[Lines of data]
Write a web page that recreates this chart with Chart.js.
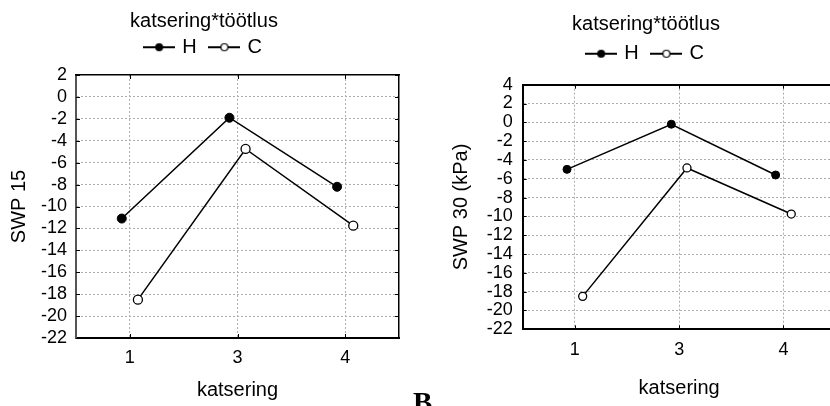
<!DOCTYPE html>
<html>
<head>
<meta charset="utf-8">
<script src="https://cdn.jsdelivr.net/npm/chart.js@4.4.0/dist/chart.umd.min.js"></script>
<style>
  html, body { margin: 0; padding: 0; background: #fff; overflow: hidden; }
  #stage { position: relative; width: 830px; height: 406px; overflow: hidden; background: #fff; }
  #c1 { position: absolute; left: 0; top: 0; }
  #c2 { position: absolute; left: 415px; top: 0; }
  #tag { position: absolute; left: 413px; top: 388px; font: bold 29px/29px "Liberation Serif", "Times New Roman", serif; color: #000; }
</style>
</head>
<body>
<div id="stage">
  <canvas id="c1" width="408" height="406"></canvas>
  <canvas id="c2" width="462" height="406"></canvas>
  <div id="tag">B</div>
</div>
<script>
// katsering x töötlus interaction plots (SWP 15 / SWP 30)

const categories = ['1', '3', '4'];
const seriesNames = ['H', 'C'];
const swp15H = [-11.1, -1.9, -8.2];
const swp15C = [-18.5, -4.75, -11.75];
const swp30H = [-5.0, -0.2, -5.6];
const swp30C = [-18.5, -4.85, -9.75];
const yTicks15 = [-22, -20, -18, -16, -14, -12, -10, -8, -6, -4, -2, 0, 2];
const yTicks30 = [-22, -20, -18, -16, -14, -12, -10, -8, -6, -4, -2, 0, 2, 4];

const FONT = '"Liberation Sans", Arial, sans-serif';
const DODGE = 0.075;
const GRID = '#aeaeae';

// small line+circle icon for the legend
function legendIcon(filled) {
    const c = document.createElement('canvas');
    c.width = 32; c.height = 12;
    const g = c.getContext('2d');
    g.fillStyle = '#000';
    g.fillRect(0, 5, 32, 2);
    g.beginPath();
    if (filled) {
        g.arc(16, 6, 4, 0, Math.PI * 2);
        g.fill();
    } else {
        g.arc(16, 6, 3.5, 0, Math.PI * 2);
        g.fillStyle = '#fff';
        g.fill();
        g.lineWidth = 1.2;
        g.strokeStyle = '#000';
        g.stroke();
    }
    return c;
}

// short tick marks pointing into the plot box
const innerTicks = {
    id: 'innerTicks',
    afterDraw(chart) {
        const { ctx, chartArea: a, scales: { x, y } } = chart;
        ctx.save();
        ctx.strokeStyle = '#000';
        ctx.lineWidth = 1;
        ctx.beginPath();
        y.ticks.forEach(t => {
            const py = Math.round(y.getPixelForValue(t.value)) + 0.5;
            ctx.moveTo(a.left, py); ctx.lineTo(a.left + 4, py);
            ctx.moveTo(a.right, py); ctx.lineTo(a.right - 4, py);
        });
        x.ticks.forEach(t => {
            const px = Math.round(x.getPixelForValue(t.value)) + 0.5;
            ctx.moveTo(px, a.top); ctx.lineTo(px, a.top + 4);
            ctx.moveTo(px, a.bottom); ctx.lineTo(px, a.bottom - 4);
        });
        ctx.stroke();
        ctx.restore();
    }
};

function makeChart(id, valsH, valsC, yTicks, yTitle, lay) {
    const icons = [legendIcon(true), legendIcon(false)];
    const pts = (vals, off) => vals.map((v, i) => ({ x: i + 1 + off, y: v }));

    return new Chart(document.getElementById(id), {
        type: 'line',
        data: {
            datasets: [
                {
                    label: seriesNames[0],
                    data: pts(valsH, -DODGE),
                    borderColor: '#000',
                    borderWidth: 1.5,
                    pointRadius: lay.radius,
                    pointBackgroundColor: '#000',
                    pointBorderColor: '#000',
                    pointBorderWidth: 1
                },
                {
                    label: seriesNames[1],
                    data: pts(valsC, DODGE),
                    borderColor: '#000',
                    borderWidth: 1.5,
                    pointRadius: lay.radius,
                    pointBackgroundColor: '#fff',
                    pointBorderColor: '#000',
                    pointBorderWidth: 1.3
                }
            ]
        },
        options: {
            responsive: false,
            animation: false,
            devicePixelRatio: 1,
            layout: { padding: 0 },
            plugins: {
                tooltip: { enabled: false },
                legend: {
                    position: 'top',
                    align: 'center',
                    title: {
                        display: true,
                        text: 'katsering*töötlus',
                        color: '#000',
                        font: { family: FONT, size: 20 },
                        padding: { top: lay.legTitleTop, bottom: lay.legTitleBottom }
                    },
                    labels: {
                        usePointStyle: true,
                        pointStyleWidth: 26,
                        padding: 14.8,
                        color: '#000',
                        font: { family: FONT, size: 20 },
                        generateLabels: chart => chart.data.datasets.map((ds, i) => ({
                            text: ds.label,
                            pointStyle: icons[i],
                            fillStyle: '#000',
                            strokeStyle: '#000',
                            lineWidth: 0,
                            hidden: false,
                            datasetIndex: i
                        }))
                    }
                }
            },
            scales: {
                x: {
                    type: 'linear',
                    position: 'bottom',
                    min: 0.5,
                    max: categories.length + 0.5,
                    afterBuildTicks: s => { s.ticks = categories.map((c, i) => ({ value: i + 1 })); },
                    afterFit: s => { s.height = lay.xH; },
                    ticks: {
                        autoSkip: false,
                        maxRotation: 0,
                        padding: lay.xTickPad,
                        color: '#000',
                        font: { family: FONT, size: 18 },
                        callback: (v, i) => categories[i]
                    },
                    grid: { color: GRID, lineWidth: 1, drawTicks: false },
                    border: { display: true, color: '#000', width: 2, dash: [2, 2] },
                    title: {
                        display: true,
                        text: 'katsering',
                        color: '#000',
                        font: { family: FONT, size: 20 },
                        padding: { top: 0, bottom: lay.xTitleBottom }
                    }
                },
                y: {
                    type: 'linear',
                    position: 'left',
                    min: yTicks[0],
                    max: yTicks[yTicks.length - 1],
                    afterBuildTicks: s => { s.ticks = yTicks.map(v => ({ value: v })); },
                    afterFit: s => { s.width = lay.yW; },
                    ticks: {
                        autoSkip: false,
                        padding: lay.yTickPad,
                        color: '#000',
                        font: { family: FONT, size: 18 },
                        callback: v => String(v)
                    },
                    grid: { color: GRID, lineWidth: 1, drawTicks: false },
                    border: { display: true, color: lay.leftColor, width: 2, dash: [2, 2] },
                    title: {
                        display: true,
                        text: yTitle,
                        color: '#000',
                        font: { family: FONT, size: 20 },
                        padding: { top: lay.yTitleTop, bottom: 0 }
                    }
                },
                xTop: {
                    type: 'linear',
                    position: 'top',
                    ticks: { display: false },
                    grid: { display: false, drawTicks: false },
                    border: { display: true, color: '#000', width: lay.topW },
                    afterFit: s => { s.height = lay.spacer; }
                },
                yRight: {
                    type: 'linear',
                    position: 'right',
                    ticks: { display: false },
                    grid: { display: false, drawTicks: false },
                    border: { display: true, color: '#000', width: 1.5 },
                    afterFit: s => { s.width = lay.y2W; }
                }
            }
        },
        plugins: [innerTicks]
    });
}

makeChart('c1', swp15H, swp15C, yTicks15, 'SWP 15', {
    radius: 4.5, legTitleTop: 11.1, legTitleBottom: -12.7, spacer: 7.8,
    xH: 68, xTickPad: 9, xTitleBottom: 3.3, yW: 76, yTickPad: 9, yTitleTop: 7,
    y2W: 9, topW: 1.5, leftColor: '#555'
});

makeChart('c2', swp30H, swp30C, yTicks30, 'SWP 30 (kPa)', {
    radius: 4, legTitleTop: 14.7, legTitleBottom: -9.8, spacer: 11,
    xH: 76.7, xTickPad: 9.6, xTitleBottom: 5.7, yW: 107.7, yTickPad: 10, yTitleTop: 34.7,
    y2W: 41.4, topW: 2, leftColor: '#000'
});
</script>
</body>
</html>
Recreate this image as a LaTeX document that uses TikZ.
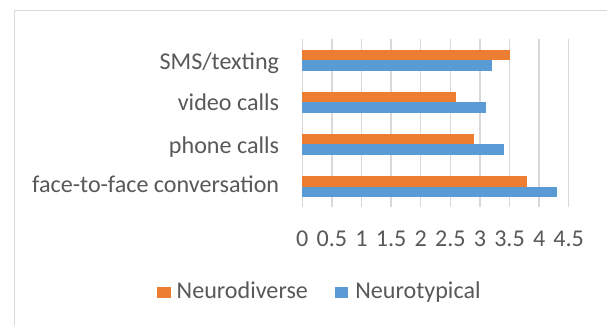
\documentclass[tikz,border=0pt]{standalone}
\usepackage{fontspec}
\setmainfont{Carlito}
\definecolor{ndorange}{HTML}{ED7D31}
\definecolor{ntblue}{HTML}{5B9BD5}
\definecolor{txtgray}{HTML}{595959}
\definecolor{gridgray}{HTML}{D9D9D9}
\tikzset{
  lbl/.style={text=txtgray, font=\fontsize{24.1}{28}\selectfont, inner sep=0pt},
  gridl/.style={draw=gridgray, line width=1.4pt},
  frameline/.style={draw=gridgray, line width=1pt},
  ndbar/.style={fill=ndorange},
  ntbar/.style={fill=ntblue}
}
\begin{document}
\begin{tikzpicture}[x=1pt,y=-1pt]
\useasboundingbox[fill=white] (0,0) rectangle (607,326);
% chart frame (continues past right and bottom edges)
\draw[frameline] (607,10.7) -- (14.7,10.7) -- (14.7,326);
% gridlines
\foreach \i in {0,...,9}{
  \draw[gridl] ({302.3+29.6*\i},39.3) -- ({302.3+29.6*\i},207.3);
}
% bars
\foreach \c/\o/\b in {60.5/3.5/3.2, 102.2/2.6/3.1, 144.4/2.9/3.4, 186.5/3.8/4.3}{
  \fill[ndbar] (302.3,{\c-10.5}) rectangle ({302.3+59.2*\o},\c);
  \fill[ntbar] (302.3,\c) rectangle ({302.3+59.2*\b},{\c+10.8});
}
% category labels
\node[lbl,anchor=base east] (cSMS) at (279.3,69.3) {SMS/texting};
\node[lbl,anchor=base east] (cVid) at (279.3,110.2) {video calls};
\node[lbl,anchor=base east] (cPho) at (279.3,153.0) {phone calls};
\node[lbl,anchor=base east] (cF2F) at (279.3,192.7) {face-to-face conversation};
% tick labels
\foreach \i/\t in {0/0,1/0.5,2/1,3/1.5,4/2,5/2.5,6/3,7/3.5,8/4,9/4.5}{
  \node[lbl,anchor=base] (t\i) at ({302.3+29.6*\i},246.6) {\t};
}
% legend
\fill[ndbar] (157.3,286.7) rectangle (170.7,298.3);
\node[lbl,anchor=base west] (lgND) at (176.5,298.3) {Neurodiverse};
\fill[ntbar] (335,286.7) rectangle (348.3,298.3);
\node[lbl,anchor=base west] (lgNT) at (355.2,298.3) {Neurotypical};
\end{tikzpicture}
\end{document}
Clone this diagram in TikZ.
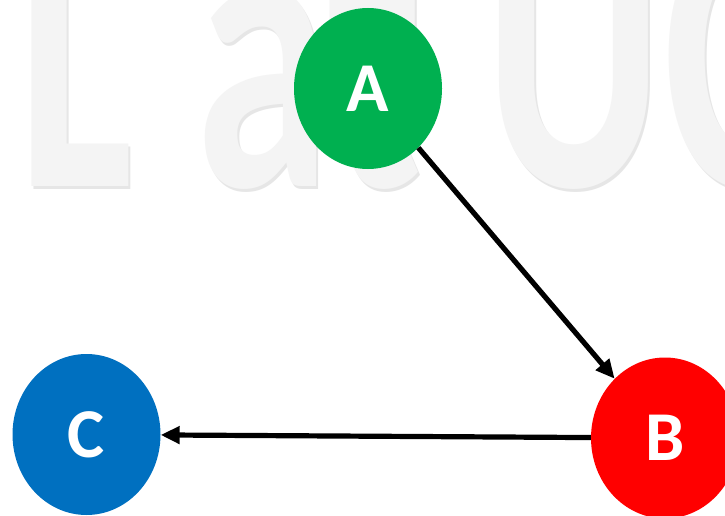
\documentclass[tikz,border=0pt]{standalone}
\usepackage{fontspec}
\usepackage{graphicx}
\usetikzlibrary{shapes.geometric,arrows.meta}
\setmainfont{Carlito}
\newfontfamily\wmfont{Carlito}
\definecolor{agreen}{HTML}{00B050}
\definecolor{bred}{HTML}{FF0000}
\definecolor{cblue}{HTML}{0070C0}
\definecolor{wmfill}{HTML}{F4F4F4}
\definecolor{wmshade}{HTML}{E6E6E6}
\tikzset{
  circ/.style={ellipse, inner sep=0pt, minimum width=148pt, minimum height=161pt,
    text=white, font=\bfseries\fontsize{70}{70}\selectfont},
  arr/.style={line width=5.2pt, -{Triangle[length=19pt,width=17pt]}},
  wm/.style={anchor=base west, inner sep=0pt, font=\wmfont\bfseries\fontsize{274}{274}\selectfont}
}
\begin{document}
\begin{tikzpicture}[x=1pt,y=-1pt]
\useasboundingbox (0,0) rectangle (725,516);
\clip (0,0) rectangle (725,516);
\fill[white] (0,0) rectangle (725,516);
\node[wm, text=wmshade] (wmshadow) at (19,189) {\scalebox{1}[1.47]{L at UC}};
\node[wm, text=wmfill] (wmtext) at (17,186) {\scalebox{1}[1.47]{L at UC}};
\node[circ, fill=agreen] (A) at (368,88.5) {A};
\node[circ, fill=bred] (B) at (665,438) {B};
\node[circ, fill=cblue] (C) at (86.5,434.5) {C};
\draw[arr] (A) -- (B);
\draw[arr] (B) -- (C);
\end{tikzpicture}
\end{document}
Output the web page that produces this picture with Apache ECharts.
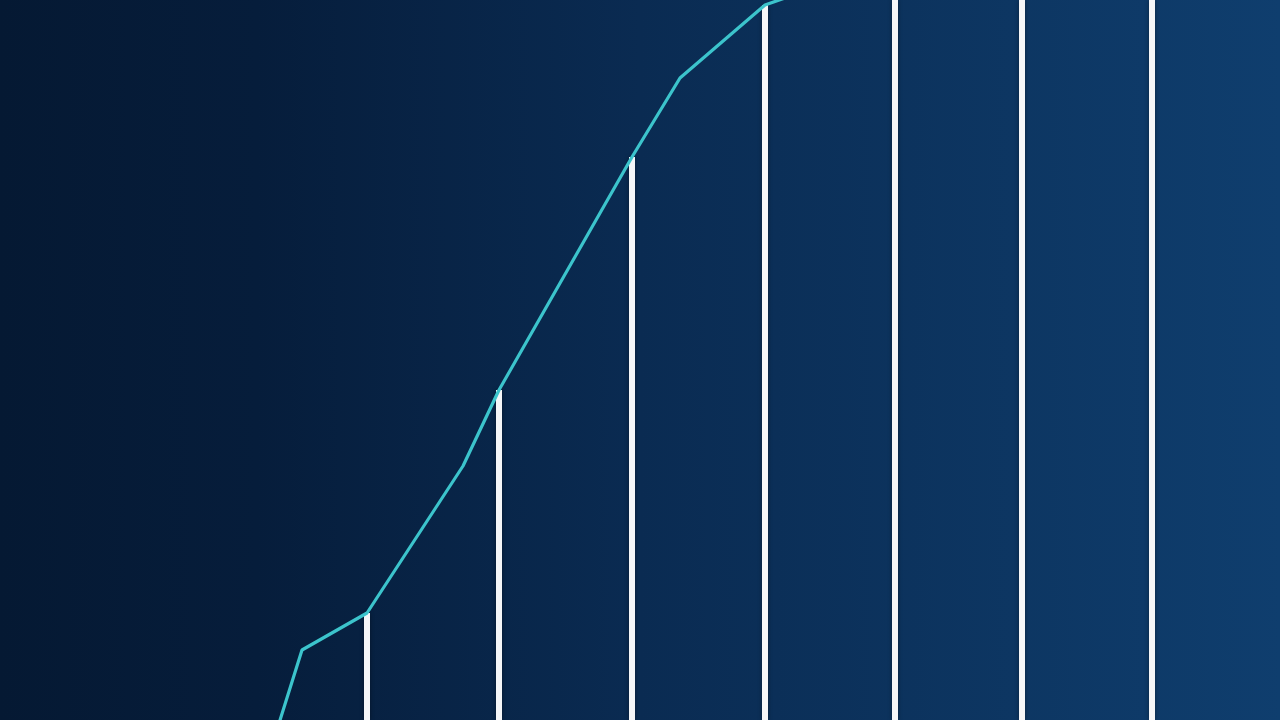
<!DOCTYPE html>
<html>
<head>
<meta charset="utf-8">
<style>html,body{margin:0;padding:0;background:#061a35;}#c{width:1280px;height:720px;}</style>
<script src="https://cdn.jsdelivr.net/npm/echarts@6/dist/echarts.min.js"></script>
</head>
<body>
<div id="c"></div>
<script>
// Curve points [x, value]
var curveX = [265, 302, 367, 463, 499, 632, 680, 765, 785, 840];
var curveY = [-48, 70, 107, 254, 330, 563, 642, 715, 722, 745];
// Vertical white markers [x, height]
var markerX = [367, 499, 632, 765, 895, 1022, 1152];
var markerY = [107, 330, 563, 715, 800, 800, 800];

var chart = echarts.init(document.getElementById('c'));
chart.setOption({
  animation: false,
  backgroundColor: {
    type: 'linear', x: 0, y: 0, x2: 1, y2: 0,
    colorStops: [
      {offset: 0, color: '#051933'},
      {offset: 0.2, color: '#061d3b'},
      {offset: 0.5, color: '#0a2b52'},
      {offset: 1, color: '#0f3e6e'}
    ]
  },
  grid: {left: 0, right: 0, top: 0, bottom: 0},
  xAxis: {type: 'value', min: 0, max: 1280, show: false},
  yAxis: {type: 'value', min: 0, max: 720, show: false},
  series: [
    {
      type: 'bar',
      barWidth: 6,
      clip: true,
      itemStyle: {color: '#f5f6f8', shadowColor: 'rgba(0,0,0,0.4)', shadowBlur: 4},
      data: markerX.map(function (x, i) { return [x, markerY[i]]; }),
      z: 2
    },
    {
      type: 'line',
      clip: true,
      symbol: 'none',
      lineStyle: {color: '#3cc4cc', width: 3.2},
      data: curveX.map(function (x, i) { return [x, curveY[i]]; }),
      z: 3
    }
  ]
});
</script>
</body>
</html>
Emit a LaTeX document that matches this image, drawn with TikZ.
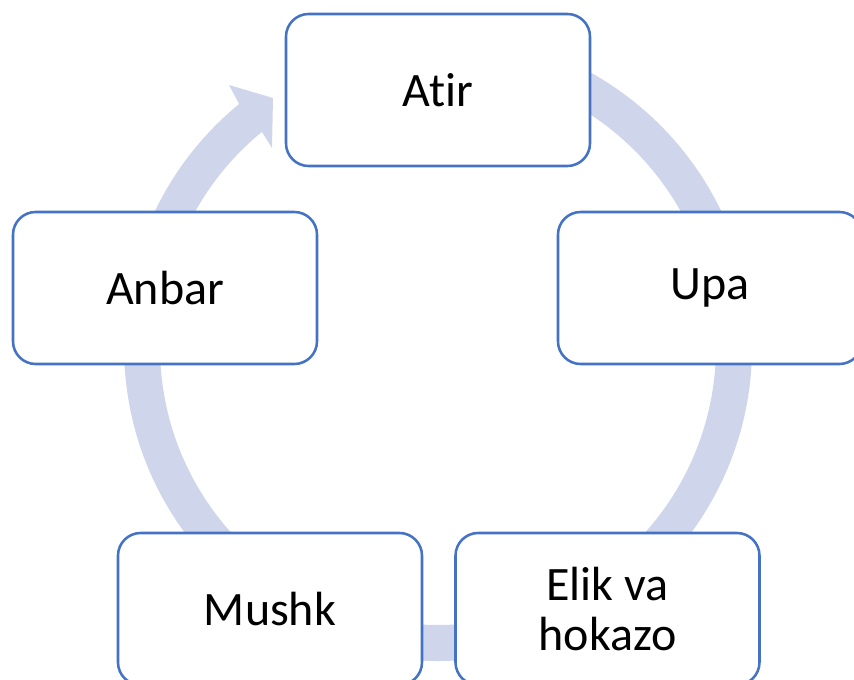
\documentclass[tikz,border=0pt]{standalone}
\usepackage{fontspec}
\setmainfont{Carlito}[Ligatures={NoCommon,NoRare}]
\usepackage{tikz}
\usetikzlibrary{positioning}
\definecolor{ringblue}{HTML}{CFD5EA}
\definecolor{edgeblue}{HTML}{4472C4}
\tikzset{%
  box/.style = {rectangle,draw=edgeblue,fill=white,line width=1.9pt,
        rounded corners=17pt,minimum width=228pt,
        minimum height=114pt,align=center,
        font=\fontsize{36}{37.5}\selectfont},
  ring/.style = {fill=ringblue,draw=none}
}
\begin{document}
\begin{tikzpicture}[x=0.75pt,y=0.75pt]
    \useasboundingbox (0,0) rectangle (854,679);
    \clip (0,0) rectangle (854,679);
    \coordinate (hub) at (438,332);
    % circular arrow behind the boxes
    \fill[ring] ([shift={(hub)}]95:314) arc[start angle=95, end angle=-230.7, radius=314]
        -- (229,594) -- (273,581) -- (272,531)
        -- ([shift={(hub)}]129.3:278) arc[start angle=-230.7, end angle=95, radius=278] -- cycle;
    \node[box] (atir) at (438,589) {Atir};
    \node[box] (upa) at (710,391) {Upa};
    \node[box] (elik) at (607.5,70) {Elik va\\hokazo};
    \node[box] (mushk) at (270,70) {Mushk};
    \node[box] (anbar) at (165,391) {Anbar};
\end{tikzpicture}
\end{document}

- **SHORT TASK**
Write out an exact reproduction of the lines from the line that holds "Emit a LaTeX" to the bottom of the listing above, both ends included. Exclude pictures.

- **RESPONSE BELOW**
Emit a LaTeX document that matches this image, drawn with TikZ.
\documentclass[tikz,border=0pt]{standalone}
\usepackage{fontspec}
\setmainfont{Carlito}[Ligatures={NoCommon,NoRare}]
\usepackage{tikz}
\usetikzlibrary{positioning}
\definecolor{ringblue}{HTML}{CFD5EA}
\definecolor{edgeblue}{HTML}{4472C4}
\tikzset{%
  box/.style = {rectangle,draw=edgeblue,fill=white,line width=1.9pt,
        rounded corners=17pt,minimum width=228pt,
        minimum height=114pt,align=center,
        font=\fontsize{36}{37.5}\selectfont},
  ring/.style = {fill=ringblue,draw=none}
}
\begin{document}
\begin{tikzpicture}[x=0.75pt,y=0.75pt]
    \useasboundingbox (0,0) rectangle (854,679);
    \clip (0,0) rectangle (854,679);
    \coordinate (hub) at (438,332);
    % circular arrow behind the boxes
    \fill[ring] ([shift={(hub)}]95:314) arc[start angle=95, end angle=-230.7, radius=314]
        -- (229,594) -- (273,581) -- (272,531)
        -- ([shift={(hub)}]129.3:278) arc[start angle=-230.7, end angle=95, radius=278] -- cycle;
    \node[box] (atir) at (438,589) {Atir};
    \node[box] (upa) at (710,391) {Upa};
    \node[box] (elik) at (607.5,70) {Elik va\\hokazo};
    \node[box] (mushk) at (270,70) {Mushk};
    \node[box] (anbar) at (165,391) {Anbar};
\end{tikzpicture}
\end{document}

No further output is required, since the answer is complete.